Many Carlsbadians remember getting drinks at the popular saloon, and then when it closed a few years ago and became the Luxe Nightclub.
That business closed last year, leaving a vacant property with an aging hotel and empty bar.
Enter Nuclear Waste Partnership and a contract to rebuild the ventilation system at the Waste Isolation Pilot Plant.
Houston-based Critical Applications Alliance was hired for the project and began bringing workers into Carlsbad.
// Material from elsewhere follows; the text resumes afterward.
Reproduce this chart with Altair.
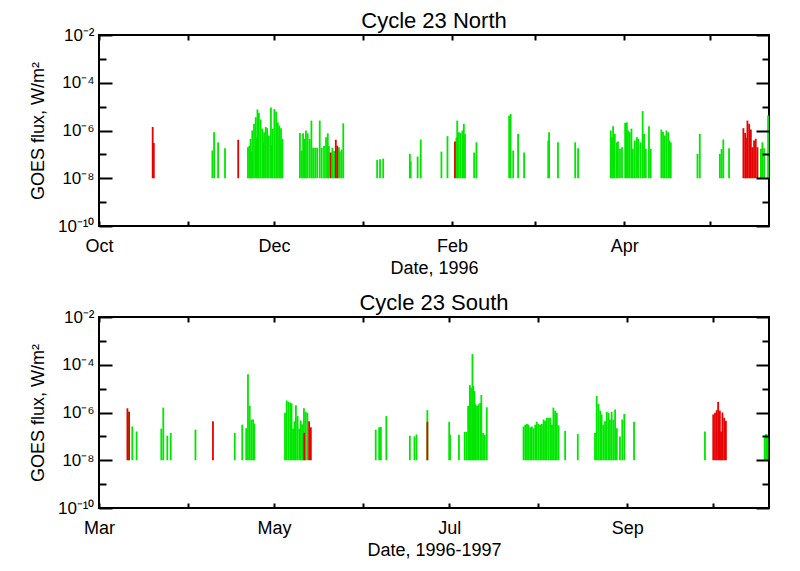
import altair as alt
import pandas as pd

GREEN = "#00e600"
RED = "#e60000"
FONT = "Liberation Sans"

# ---------------- data (days after the panel start date, flux in W/m^2) -------------
NORTH_START = "1995-10-01"
SOUTH_START = "1997-03-01"

north_green_day = [39.5, 40.1, 41.5, 43.9,
    51.9, 52.4, 52.8, 53.0, 53.4, 54.0, 54.6, 55.0, 55.2, 55.7, 56.3, 56.9, 57.2, 57.5,
    58.1, 58.6, 59.2, 59.9, 60.2, 60.5, 61.1, 61.7, 62.0, 62.3, 62.8, 63.1, 63.4, 63.9,
    70.0, 70.6, 71.1, 71.7, 72.1, 72.7, 73.4, 74.0, 74.6, 75.3, 76.0, 76.9, 77.6, 78.4,
    79.1, 79.7, 80.1, 81.3, 81.9, 83.6, 83.9, 84.5, 85.1,
    96.9, 97.9, 99.0, 108.3, 108.6, 111.0, 112.1, 119.3, 121.4,
    124.5, 124.8, 125.4, 126.0, 126.6, 127.1, 127.5, 130.7, 131.5,
    142.9, 143.4, 144.3, 146.0, 148.1, 156.5, 156.8, 159.9, 165.9, 166.9,
    178.3, 178.7, 179.1, 179.7, 180.4, 180.8, 181.5, 182.2, 183.3, 183.9, 184.3, 184.9,
    185.5, 186.0, 186.7, 187.4, 187.9, 188.7, 189.4, 189.9, 190.5, 191.6, 192.2,
    195.9, 196.5, 197.1, 197.7, 198.3, 198.7, 199.2,
    208.5, 209.3, 216.3, 216.9, 217.5, 219.5, 230.6, 231.1, 231.7, 233.1]
north_green_flux = [1.45e-7, 8.5e-7, 3.2e-7, 1.8e-7,
    2.0e-7, 2.3e-7, 4.5e-7, 1.3e-7, 1.0e-6, 1.9e-6, 3.6e-6, 5.0e-7, 7.6e-6, 5.5e-6, 2.9e-6, 1.2e-6, 3.2e-7, 8.5e-7,
    1.4e-6, 1.25e-6, 6.2e-7, 9.3e-6, 2.5e-7, 1.2e-6, 7.9e-6, 6.2e-6, 3.2e-7, 2.2e-6, 1.6e-6, 4.0e-7, 1.25e-6, 4.5e-7,
    7.8e-7, 1.45e-7, 7.6e-7, 4.5e-7, 1.0e-6, 7.6e-7, 4.5e-7, 2.6e-6, 1.9e-7, 1.9e-7, 1.9e-7, 2.6e-6, 1.9e-7, 2.3e-7,
    5.2e-7, 7.6e-7, 2.3e-7, 1.9e-7, 1.4e-7, 2.0e-7, 1.3e-7, 1.6e-7, 2.0e-6,
    5.9e-8, 6.3e-8, 6.6e-8, 1.05e-7, 5.0e-8, 8.1e-8, 4.2e-7, 1.3e-7, 5.8e-7,
    5.0e-7, 2.6e-6, 8.5e-7, 7.9e-7, 1.0e-6, 1.9e-6, 7.1e-7, 1.2e-7, 3.2e-7,
    4.2e-6, 4.9e-6, 1.45e-7, 7.2e-7, 1.2e-7, 3.8e-7, 8.5e-7, 3.2e-7, 3.2e-7, 1.8e-7,
    1.0e-6, 5.2e-7, 1.5e-6, 7.2e-7, 3.2e-7, 3.5e-7, 1.7e-7, 2.0e-7, 2.1e-6, 2.2e-6, 1.0e-6, 8.5e-7,
    1.2e-6, 1.7e-7, 3.8e-7, 5.2e-7, 4.5e-7, 3.2e-7, 6.5e-6, 7.2e-7, 1.7e-7, 1.5e-6, 1.7e-7,
    1.1e-6, 8.9e-7, 6.2e-7, 1.0e-6, 8.5e-7, 3.8e-7, 3.2e-7,
    1.05e-7, 7.2e-7, 1.05e-7, 1.7e-7, 4.2e-7, 1.8e-7, 1.7e-7, 3.2e-7, 1.8e-7, 4.2e-6]
north_red_day = [18.7, 19.1, 48.5, 80.7, 82.5, 83.0, 124.0,
    224.5, 225.1, 225.4, 225.9, 226.5, 227.1, 227.6, 228.2, 228.8, 229.4]
north_red_flux = [1.4e-6, 3.0e-7, 4.1e-7, 1.2e-7, 4.1e-7, 2.3e-7, 3.5e-7,
    1.25e-6, 7.9e-7, 5.0e-7, 2.6e-6, 1.9e-6, 1.1e-6, 2.0e-7, 3.8e-7, 4.5e-7, 2.0e-7]

south_green_day = [10.3, 11.6, 13.1, 21.7, 22.4, 23.8, 25.0, 33.6, 47.3, 49.9, 51.3, 51.9,
    52.5, 53.1, 53.7, 54.1,
    64.8, 65.4, 66.0, 66.6, 67.1, 67.6, 68.1, 68.6, 69.2, 69.8, 70.3, 70.8, 71.4, 72.0, 72.6,
    96.4, 97.6, 98.2, 100.1, 108.3, 109.9, 110.6, 114.4, 122.0, 122.3, 125.4,
    127.4, 128.0, 128.6, 129.2, 129.6, 130.1, 130.4, 130.8, 131.2, 131.7, 132.2, 132.8,
    133.2, 133.8, 134.4, 135.1,
    147.9, 148.5, 149.1, 149.6, 150.2, 150.8, 151.4, 152.0, 152.5, 153.1, 153.7, 154.3,
    154.9, 155.4, 156.0, 156.6, 157.2, 157.8, 158.3, 158.9, 159.5, 160.1,
    162.4, 166.8,
    172.8, 173.4, 174.0, 174.6, 175.1, 175.7, 176.3, 176.9, 177.5, 178.0, 178.6, 179.2,
    179.8, 180.4, 181.5, 182.3, 183.0,
    186.4, 211.1, 231.9, 232.4, 232.9]
south_green_flux = [1.1e-6, 2.6e-7, 1.6e-7, 2.1e-7, 1.6e-6, 1.07e-7, 1.4e-7, 1.9e-7, 1.4e-7, 3.1e-7, 2.2e-7, 4.0e-5,
    1.9e-6, 5.1e-7, 5.1e-7, 3.4e-7,
    9.8e-7, 3.2e-6, 2.8e-6, 2.6e-6, 2.4e-6, 2.1e-7, 4.3e-7, 2.0e-6, 7.1e-7, 2.1e-7, 4.6e-7, 3.2e-7, 1.5e-6, 1.07e-6, 9.8e-7,
    1.9e-7, 2.4e-7, 2.5e-7, 7.1e-7, 1.07e-7, 1.0e-7, 1.2e-7, 1.26e-6, 4.1e-7, 1.17e-7, 1.17e-7,
    1.55e-7, 1.55e-7, 1.9e-6, 1.4e-5, 1.1e-5, 2.8e-4, 1.3e-5, 7.9e-6, 2.2e-6, 1.9e-6, 2.2e-6, 2.5e-6,
    5.4e-6, 1.4e-7, 1.17e-7, 1.66e-6,
    2.6e-7, 3.1e-7, 3.3e-7, 3.1e-7, 2.4e-7, 2.6e-7, 2.2e-7, 3.1e-7, 4.1e-7, 3.3e-7, 3.1e-7, 3.3e-7,
    5.1e-7, 4.4e-7, 6.0e-7, 6.0e-7, 6.0e-7, 3.1e-7, 1.6e-6, 1.2e-6, 9.8e-7, 2.9e-7,
    1.7e-7, 1.26e-7,
    1.4e-7, 4.9e-6, 2.3e-6, 1.2e-6, 8.3e-7, 3.1e-7, 4.3e-7, 1.07e-6, 9.8e-7, 5.1e-7, 1.07e-6, 5.1e-7,
    1.35e-6, 2.2e-7, 1.0e-7, 5.1e-7, 8.7e-7,
    4.1e-7, 1.6e-7, 9.0e-8, 1.26e-7, 1.0e-7]
south_red_day = [9.9, 10.5, 39.7, 71.5, 73.2, 73.8, 114.4,
    214.0, 214.6, 215.2, 215.7, 216.3, 216.7, 217.2, 217.8, 218.4]
south_red_flux = [1.5e-6, 1.07e-6, 4.3e-7, 1.4e-7, 4.3e-7, 2.4e-7, 4.1e-7,
    8.3e-7, 9.8e-7, 1.25e-6, 2.8e-6, 1.2e-6, 1.6e-7, 1.0e-6, 6.0e-7, 4.5e-7]

Y_MAJOR = [1e-10, 1e-8, 1e-6, 1e-4, 1e-2]
Y_MINOR = [1e-9, 1e-7, 1e-5, 1e-3]
BASELINE = 1e-8

north_label_months = [(1995, 10), (1995, 12), (1996, 2), (1996, 4)]
north_tick_months = [(1995, 10), (1995, 11), (1995, 12), (1996, 1), (1996, 2), (1996, 3), (1996, 4), (1996, 5)]
south_label_months = [(1997, 3), (1997, 5), (1997, 7), (1997, 9)]
south_tick_months = [(1997, m) for m in range(3, 11)]


def build_df(start, gd, gf, rd, rf):
    t0 = pd.Timestamp(start, tz="UTC")
    rows = [("green", d, f) for d, f in zip(gd, gf)] + [("red", d, f) for d, f in zip(rd, rf)]
    df = pd.DataFrame(rows, columns=["kind", "day", "flux"])
    df["date"] = (t0 + pd.to_timedelta(df["day"], unit="D")).dt.strftime("%Y-%m-%dT%H:%M:%SZ")
    return df[["kind", "date", "flux"]]


def dt(ym):
    return alt.DateTime(year=ym[0], month=ym[1], date=1, utc=True)


EXP = "round(log(datum.value)/LN10)"
YLABEL = ("'10⁻' + (" + EXP + " == -2 ? '²' : " + EXP + " == -4 ? '⁴' : " + EXP +
          " == -6 ? '⁶' : " + EXP + " == -8 ? '⁸' : '¹⁰')")


def panel(df, title, xtitle, x0, x1, label_months, tick_months):
    xs = alt.Scale(type="utc", domain=[x0, x1])
    ys = alt.Scale(type="log", domain=[1e-10, 1e-2])
    base = alt.Chart(df)
    bars = base.mark_rule(strokeWidth=1.8).encode(
        x=alt.X("date:T", scale=xs,
                axis=alt.Axis(orient="bottom", values=[dt(m) for m in label_months],
                              labelExpr="utcFormat(datum.value, '%b')", labelFlush=False,
                              ticks=False, tickSize=0, domain=False, labelPadding=11,
                              labelFontSize=18, title=xtitle, titleFontSize=18, titlePadding=4)),
        y=alt.Y("flux:Q", scale=ys,
                axis=alt.Axis(orient="left", values=Y_MAJOR, labelExpr=YLABEL, ticks=False, tickSize=0,
                              domain=False, labelPadding=5, labelFontSize=17,
                              title="GOES flux, W/m²", titleFontSize=18, titlePadding=10)),
        y2=alt.datum(BASELINE),
        color=alt.Color("kind:N", scale=alt.Scale(domain=["green", "red"], range=[GREEN, RED]), legend=None),
    )

    def ticks_layer(xaxis, yaxis):
        return base.mark_point(opacity=0).encode(
            x=alt.X("date:T", scale=xs, axis=xaxis),
            y=alt.Y("flux:Q", scale=ys, axis=yaxis),
        )

    month_vals = [dt(m) for m in tick_months]
    l2 = ticks_layer(
        alt.Axis(orient="bottom", values=month_vals, offset=-5, tickSize=5, labels=False, domain=False,
                 title=None, zindex=1),
        alt.Axis(orient="left", values=Y_MAJOR, offset=-13, tickSize=13, labels=False, domain=False,
                 title=None, zindex=1))
    l3 = ticks_layer(
        alt.Axis(orient="top", values=month_vals, offset=-5, tickSize=5, labels=False, domain=False,
                 title=None, zindex=1),
        alt.Axis(orient="left", values=Y_MINOR, offset=-7, tickSize=7, labels=False, domain=False,
                 title=None, zindex=1))
    l4 = ticks_layer(
        None,
        alt.Axis(orient="right", values=Y_MAJOR, offset=-13, tickSize=13, labels=False, domain=False,
                 title=None, zindex=1))
    l5 = ticks_layer(
        None,
        alt.Axis(orient="right", values=Y_MINOR, offset=-7, tickSize=7, labels=False, domain=False,
                 title=None, zindex=1))
    return alt.layer(bars, l2, l3, l4, l5).resolve_axis(x="independent", y="independent").properties(
        width=670, height=191,
        title=alt.TitleParams(title, fontSize=22, offset=-7, anchor="middle", frame="group"),
    )


north_df = build_df(NORTH_START, north_green_day, north_green_flux, north_red_day, north_red_flux)
south_df = build_df(SOUTH_START, south_green_day, south_green_flux, south_red_day, south_red_flux)

top = panel(north_df, "Cycle 23 North", "Date, 1996",
            alt.DateTime(year=1995, month=10, date=1, utc=True),
            alt.DateTime(year=1996, month=5, date=21, hours=10, utc=True),
            north_label_months, north_tick_months)
bottom = panel(south_df, "Cycle 23 South", "Date, 1996-1997",
               alt.DateTime(year=1997, month=3, date=1, utc=True),
               alt.DateTime(year=1997, month=10, date=20, hours=10, utc=True),
               south_label_months, south_tick_months)

chart = alt.vconcat(top, bottom, spacing=13).properties(
    padding={"left": 20, "top": 1, "right": 5, "bottom": 5}
).configure_view(stroke="black", strokeWidth=2).configure_axis(
    grid=False, labelFont=FONT, titleFont=FONT, labelColor="black", titleColor="black",
    tickColor="black", tickWidth=2, titleFontWeight="normal",
).configure_title(font=FONT, fontWeight="normal", color="black")

chart.save("out.html", embed_options={"renderer": "svg", "actions": False})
The contract is for about $400 million and the job will take about three years job.
The contractor is a joint venture between Christensen Building Group and Kilgore Industries, created to seek contracts for work at WIPP and in the oil and gas industry.
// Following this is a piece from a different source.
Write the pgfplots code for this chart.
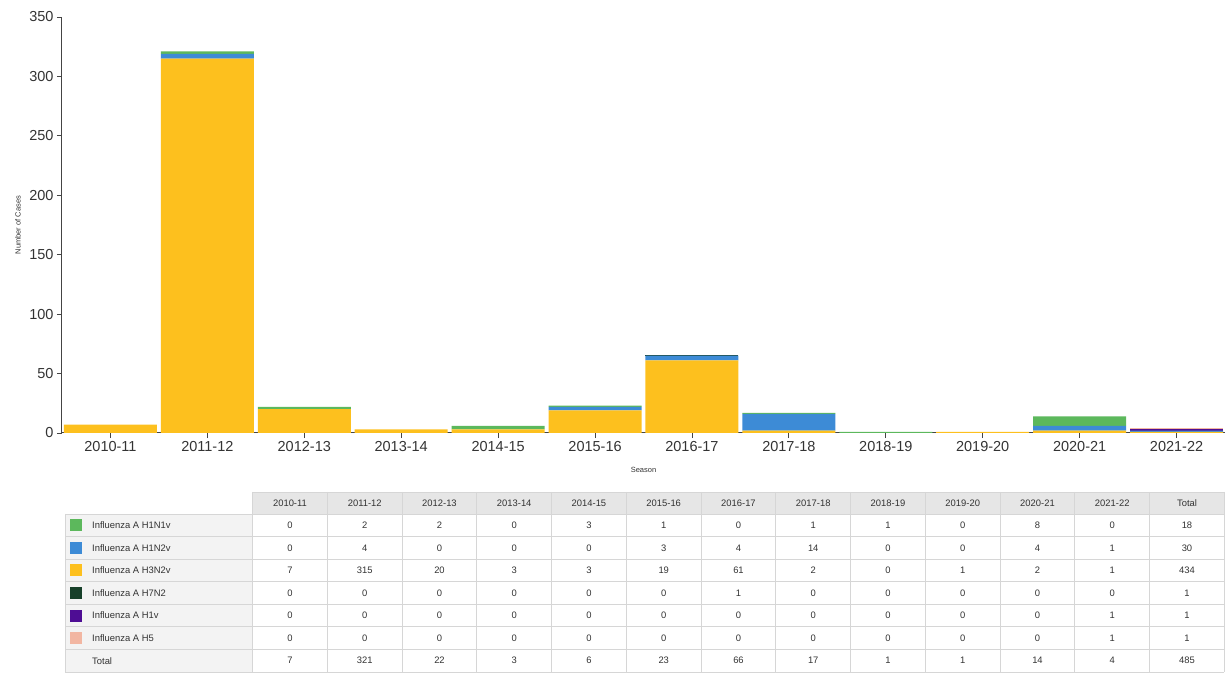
\documentclass[border=0pt]{standalone}
\usepackage{fontspec}
\setmainfont{Liberation Sans}
\usepackage{pgfplots}
\pgfplotsset{compat=1.18}

\definecolor{cH1N1}{HTML}{5CB85C}
\definecolor{cH1N2}{HTML}{3D8BD6}
\definecolor{cH3N2}{HTML}{FDC01E}
\definecolor{cH7N2}{HTML}{17402A}
\definecolor{cH1v}{HTML}{4E0D94}
\definecolor{cH5}{HTML}{F2B6A2}
\definecolor{axisgray}{HTML}{444444}
\definecolor{labelgray}{HTML}{333333}
\definecolor{gridgray}{HTML}{D6D6D6}
\definecolor{headgray}{HTML}{E6E6E6}
\definecolor{rowgray}{HTML}{F3F3F3}

\begin{document}
\begin{tikzpicture}
\useasboundingbox (0,0) rectangle (1225pt,672pt);
\begin{axis}[
    at={(62pt,239pt)}, anchor=south west,
    scale only axis, width=1163pt, height=416pt,
    xmin=-0.5, xmax=11.5, ymin=0, ymax=350,
    ybar stacked, bar width=0.96,
    axis x line*=bottom, axis y line*=left,
    xtick={0,...,11},
    xticklabels={2010-11,2011-12,2012-13,2013-14,2014-15,2015-16,2016-17,2017-18,2018-19,2019-20,2020-21,2021-22},
    ytick={0,50,...,350},
    tick align=outside, major tick length=5pt,
    tick style={color=axisgray, line width=0.8pt},
    axis line style={axisgray, line width=1pt},
    ticklabel style={font=\fontsize{14.5}{16}\selectfont, text=labelgray},
    /pgf/number format/assume math mode=true,
    xlabel={Season}, ylabel={Number of Cases},
    label style={font=\fontsize{7.5}{9}\selectfont, text=labelgray},
    xlabel style={at={(axis description cs:0.5,0)}, yshift=-37pt, anchor=center},
    ylabel style={at={(axis description cs:-0.0378,0.5)}, anchor=center},
  ]
  % stacked from the bottom: H3N2v, H1N2v, H1N1v, H7N2, H1v, H5
  \addplot[fill=cH3N2, draw=none] coordinates {
    (0,7)(1,315)(2,20)(3,3)(4,3)(5,19)(6,61)(7,2)(8,0)(9,1)(10,2)(11,1)};
  \addplot[fill=cH1N2, draw=none] coordinates {
    (0,0)(1,4)(2,0)(3,0)(4,0)(5,3)(6,4)(7,14)(8,0)(9,0)(10,4)(11,1)};
  \addplot[fill=cH1N1, draw=none] coordinates {
    (0,0)(1,2)(2,2)(3,0)(4,3)(5,1)(6,0)(7,1)(8,1)(9,0)(10,8)(11,0)};
  \addplot[fill=cH7N2, draw=none] coordinates {
    (0,0)(1,0)(2,0)(3,0)(4,0)(5,0)(6,1)(7,0)(8,0)(9,0)(10,0)(11,0)};
  \addplot[fill=cH1v, draw=none] coordinates {
    (0,0)(1,0)(2,0)(3,0)(4,0)(5,0)(6,0)(7,0)(8,0)(9,0)(10,0)(11,1)};
  \addplot[fill=cH5, draw=none] coordinates {
    (0,0)(1,0)(2,0)(3,0)(4,0)(5,0)(6,0)(7,0)(8,0)(9,0)(10,0)(11,1)};
\end{axis}

% ---- data table below the chart ----
\def\xl{65}\def\xd{252.6}\def\cw{74.75}\def\xr{1224.4}
\def\ytop{180}\def\yh{158}\def\rh{22.57}
\fill[headgray] (\xd pt,\ytop pt) rectangle (\xr pt,\yh pt);
\fill[rowgray] (\xl pt,\yh pt) rectangle (\xd pt,0pt);
% grid
\draw[gridgray, line width=0.8pt] (\xd pt,\ytop pt) -- (\xr pt,\ytop pt);
\foreach \r in {0,...,7}{
  \pgfmathsetmacro\yy{\yh-\rh*\r}
  \draw[gridgray, line width=0.8pt] (\xl pt,\yy pt) -- (\xr pt,\yy pt);
}
\draw[gridgray, line width=0.8pt] (\xl pt,\yh pt) -- (\xl pt,0pt);
\foreach \c in {0,...,13}{
  \pgfmathsetmacro\xx{\xd+\cw*\c}
  \draw[gridgray, line width=0.8pt] (\xx pt,\ytop pt) -- (\xx pt,0pt);
}
% header
\foreach \h [count=\c from 0] in {2010-11,2011-12,2012-13,2013-14,2014-15,2015-16,2016-17,2017-18,2018-19,2019-20,2020-21,2021-22,Total}{
  \pgfmathsetmacro\xx{\xd+\cw*(\c+0.5)}
  \node[font=\fontsize{9.4}{11}\selectfont, text=labelgray] at (\xx pt,169pt) {\h};
}
% row labels with swatches
\foreach \lab/\col [count=\r] in {Influenza A H1N1v/cH1N1,Influenza A H1N2v/cH1N2,Influenza A H3N2v/cH3N2,Influenza A H7N2/cH7N2,Influenza A H1v/cH1v,Influenza A H5/cH5}{
  \pgfmathsetmacro\yy{\yh-\rh*(\r-0.5)}
  \fill[\col] (70pt,\yy pt-6pt) rectangle (82pt,\yy pt+6pt);
  \node[anchor=west, inner sep=0pt, font=\fontsize{9.4}{11}\selectfont, text=labelgray] at (92pt,\yy pt) {\lab};
}
\pgfmathsetmacro\yy{\yh-\rh*6.5}
\node[anchor=west, inner sep=0pt, font=\fontsize{9.4}{11}\selectfont, text=labelgray] at (92pt,\yy pt) {Total};
% values
\foreach \row [count=\r] in {
  {0,2,2,0,3,1,0,1,1,0,8,0,18},
  {0,4,0,0,0,3,4,14,0,0,4,1,30},
  {7,315,20,3,3,19,61,2,0,1,2,1,434},
  {0,0,0,0,0,0,1,0,0,0,0,0,1},
  {0,0,0,0,0,0,0,0,0,0,0,1,1},
  {0,0,0,0,0,0,0,0,0,0,0,1,1},
  {7,321,22,3,6,23,66,17,1,1,14,4,485}}{
  \pgfmathsetmacro\yy{\yh-\rh*(\r-0.5)}
  \foreach \v [count=\c from 0] in \row {
    \pgfmathsetmacro\xx{\xd+\cw*(\c+0.5)}
    \node[font=\fontsize{9.4}{11}\selectfont, text=labelgray] at (\xx pt,\yy pt) {\v};
  }
}
\end{tikzpicture}
\end{document}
Critical Applications Alliance was hired to build Occidental Petroleum’s transloading facility for frack sand in Loving, and the company’s first project in southeast New Mexico was a similar facility in Jal in 2014. And since it needed a place for workers to stay, the company bought the Post Time property and began refurbishing it to offer an “upscale” hotel.
“We noticed there were continuing opportunities at the WIPP site,” said Mark Christensen, founder of Christensen Building Group. “We put together a strategic joint venture to pursue that work.
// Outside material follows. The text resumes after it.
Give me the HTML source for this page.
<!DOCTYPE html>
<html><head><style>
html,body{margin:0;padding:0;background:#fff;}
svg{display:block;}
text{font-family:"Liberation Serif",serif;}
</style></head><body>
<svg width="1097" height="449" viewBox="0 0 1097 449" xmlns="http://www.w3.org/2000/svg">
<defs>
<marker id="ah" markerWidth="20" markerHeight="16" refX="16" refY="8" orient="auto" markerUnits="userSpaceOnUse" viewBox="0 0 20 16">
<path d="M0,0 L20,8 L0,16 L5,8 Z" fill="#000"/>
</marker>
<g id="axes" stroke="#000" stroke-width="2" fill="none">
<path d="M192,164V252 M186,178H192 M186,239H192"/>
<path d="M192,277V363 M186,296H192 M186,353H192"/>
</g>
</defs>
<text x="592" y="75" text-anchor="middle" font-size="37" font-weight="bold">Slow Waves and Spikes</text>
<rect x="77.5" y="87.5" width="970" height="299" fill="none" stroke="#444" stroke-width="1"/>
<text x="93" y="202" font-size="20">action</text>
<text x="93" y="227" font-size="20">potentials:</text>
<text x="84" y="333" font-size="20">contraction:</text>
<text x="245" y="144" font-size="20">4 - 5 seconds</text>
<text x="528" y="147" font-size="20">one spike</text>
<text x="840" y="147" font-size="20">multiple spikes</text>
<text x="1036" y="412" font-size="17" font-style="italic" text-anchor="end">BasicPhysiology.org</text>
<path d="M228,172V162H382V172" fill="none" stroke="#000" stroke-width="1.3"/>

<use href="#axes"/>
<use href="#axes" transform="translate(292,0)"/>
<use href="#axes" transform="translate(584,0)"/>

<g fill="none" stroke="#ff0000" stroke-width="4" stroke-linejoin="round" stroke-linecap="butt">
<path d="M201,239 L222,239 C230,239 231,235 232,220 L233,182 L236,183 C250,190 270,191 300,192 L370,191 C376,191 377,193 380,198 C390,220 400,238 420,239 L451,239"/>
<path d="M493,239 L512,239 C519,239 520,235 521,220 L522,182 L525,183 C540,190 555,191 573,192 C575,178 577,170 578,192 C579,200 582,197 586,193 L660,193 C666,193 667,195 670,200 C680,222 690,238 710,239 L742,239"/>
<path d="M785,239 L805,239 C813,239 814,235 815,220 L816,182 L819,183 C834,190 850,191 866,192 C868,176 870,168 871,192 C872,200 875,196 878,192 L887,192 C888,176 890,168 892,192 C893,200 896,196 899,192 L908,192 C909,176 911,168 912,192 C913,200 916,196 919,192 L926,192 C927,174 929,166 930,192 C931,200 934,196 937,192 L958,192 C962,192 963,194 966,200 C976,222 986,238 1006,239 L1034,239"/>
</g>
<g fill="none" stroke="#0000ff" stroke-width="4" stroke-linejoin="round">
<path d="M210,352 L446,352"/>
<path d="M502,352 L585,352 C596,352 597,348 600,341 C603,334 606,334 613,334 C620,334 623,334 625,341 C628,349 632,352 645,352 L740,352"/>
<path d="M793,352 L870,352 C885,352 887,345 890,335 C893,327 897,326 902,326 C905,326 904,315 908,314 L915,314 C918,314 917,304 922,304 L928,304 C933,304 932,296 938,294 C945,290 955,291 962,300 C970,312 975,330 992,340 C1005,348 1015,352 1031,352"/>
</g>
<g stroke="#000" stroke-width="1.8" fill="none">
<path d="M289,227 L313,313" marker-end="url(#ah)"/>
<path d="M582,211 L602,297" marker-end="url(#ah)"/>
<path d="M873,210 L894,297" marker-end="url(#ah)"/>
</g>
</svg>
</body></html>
“We’re bringing families. We’re bringing our resources. Because of competition with the oil and gas industry, we wanted to control our resources.”
The recent oil boom in southeast New Mexico caused a crisis in Carlsbad’s housing market.
Homes for sale are rare, and hotel room rates skyrocketed above $300 per night.
Workers and tourists alike have struggled for a place to stay.
The Post Time Suites will be ready by July, with 40 rooms featuring king and double beds, Christensen said.
His company also built office space near Canal and Wood streets two years ago, establishing a permanent presence in Carlsbad.
“We wanted to really establish ourselves as committed to Carlsbad,” Christensen said. “We wanted to give something back and be a part of the community.”
For Jeff Campbell, director of marketing and business development at the Carlsbad Department of Development, more beds are always welcome, especially downtown.
An area in downtown Carlsbad was recently distinguished as the Pearl of the Pecos Arts and Culture District (ACD). The district is one square mile in downtown, encompassing Carlsbad’s MainStreet and Historic districts.
“It’s good to have a hotel in that area,” Campbell said. “It can encourage people to walk around and experience downtown.”
Campbell said there were at least four hotel projects going in the Carlsbad area, providing rooms for a large influx of oil and gas workers and other employees into the area.
Eddy County had the lowest unemployment rate in the state at 3.1% in February, according to data from the New Mexico Department of Workforce Solutions.
“There is still a lot of need for housing in the area,” Campbell said. “A lot of companies use hotels for their employees. Each of these projects is doing something different.”
The two-story hotel surrounds the building that was once the Post Time Saloon and later the Luxe Nightclub. It was likely built in about the 1950s, Christensen said.